Смысл подобных метафор (которых у Ницше очень много) заключается в устранении границ между духовным и телесным: мыслительные акты приближаются к телесным процессам потребления и переваривания пищи. Еда и познание – это акты, направленные на усвоение внешнего, перевод его во внутреннее. Интеллектуальные и духовные процессы представляют собой продолжение телесных.

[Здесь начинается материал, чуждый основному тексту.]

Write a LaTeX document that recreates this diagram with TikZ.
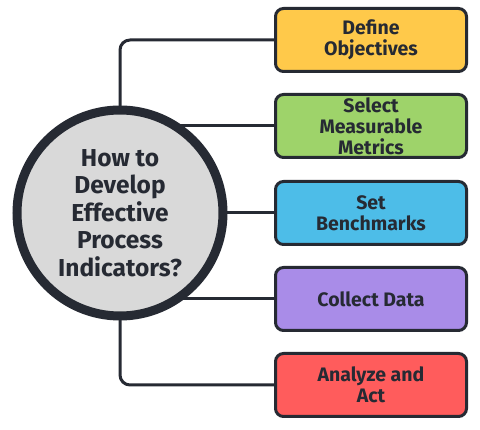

Многие пиршественные образы у Ницше являются явными отсылками к Евангелиям и выполняют траверсирующую функцию. Например: «Хлеба? – отвечал Заратустра, смеясь. – Как раз хлеба и не бывает у отшельников. Не хлебом единым жив человек, но и мясом хороших ягнят, а у меня их два: – пусть их скорее заколют и приправят шалфеем: так люблю я. Также нет недостатка в кореньях и плодах, годных даже для лакомок и гурманов; есть также орехи и другие загадки, чтобы пощелкать» («noch an Nüssen und andern Rätseln zum Knacken»). [818]Функция образов здесь также заключается в снижении, переводе высокого в материально-телесный низ. Помимо этого, обращает на себя внимание трансгрессивное колебание границ между ментальным и телесным, сакральным и профанным, возвышенным и бытовым. Весь приведенный фрагмент построен на нарушении границ между названными оппозициями. Такие слова, как хлеб, коренья, плоды и ягненок помимо бытового имеют и сакральный смысл. В тексте актуализируются оба пласта, так что одни и те же слова становятся причастны сразу двум гетерогенным рядам. Орехи и загадки, наоборот, даны в одном ряду, как предметы, относящиеся к одной и той же сфере бытия. Глагол «пощелкать» относится одновременно и к орехам (данное слово здесь употребляется во вполне прямом смысле) и к загадкам. В итоге создается трансгрессивный образ орехов-загадок, где духовное и материальное находятся в состоянии незавершенного перехода друг в друга.